Education and assessment preparation

Students often struggle when a familiar variable is removed from a problem. A “without height” calculator demonstrates that geometry is about relationships, not memorizing one formula order. It also teaches backward solving and dimensional reasoning.

Common mistakes and how to avoid them

  1. Confusing slant height with lateral edge. Slant height touches the midpoint of a base side; lateral edge ends at a base corner.
  2. Using inconsistent units. If side is in feet and slant height in inches, convert before calculation.
  3. Ignoring infeasible inputs. If l ≤ a/2, the implied pyramid cannot exist with real height.
  4. Rounding too early. Keep at least 4 to 6 decimals internally for engineering-grade checks.
  5. Assuming all pyramids are right pyramids. This calculator is for right square pyramids with apex above base center.
Pro tip: If you have both slant height and lateral edge from measurement, run both modes and compare the implied heights. A mismatch usually indicates measurement noise or model inconsistency.
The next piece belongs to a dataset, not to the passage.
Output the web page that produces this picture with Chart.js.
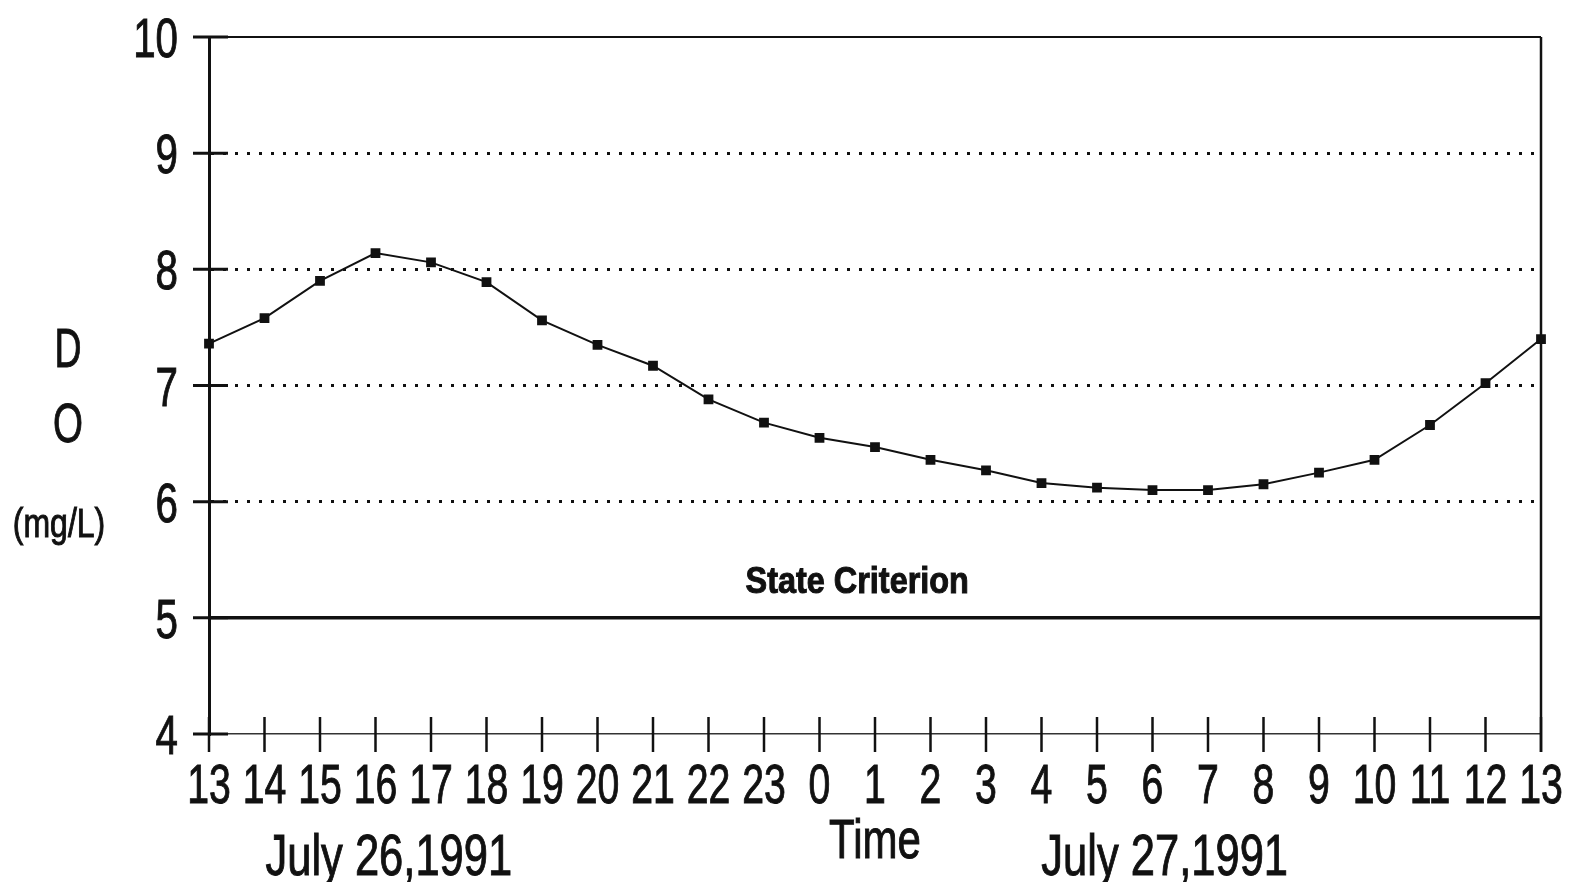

Validation workflow for high-confidence results

  1. Confirm geometry type: right square pyramid.
  2. Record input source quality: measured, scanned, or specified.
  3. Convert all values to one unit before entry.
  4. Compute height via selected mode.
  5. Cross-check with alternate available measurement, if possible.
  6. Document final volume and area with unit exponents.

Authoritative references

Final takeaway

A square based pyramid calculator without height is a practical geometry engine for real inputs, not just textbook inputs. By combining base side length with slant height, lateral edge, or total surface area, you can derive vertical height and then produce volume and area outputs with confidence. If you maintain unit consistency, feasibility checks, and precision discipline, this method is dependable for study, design, and estimation.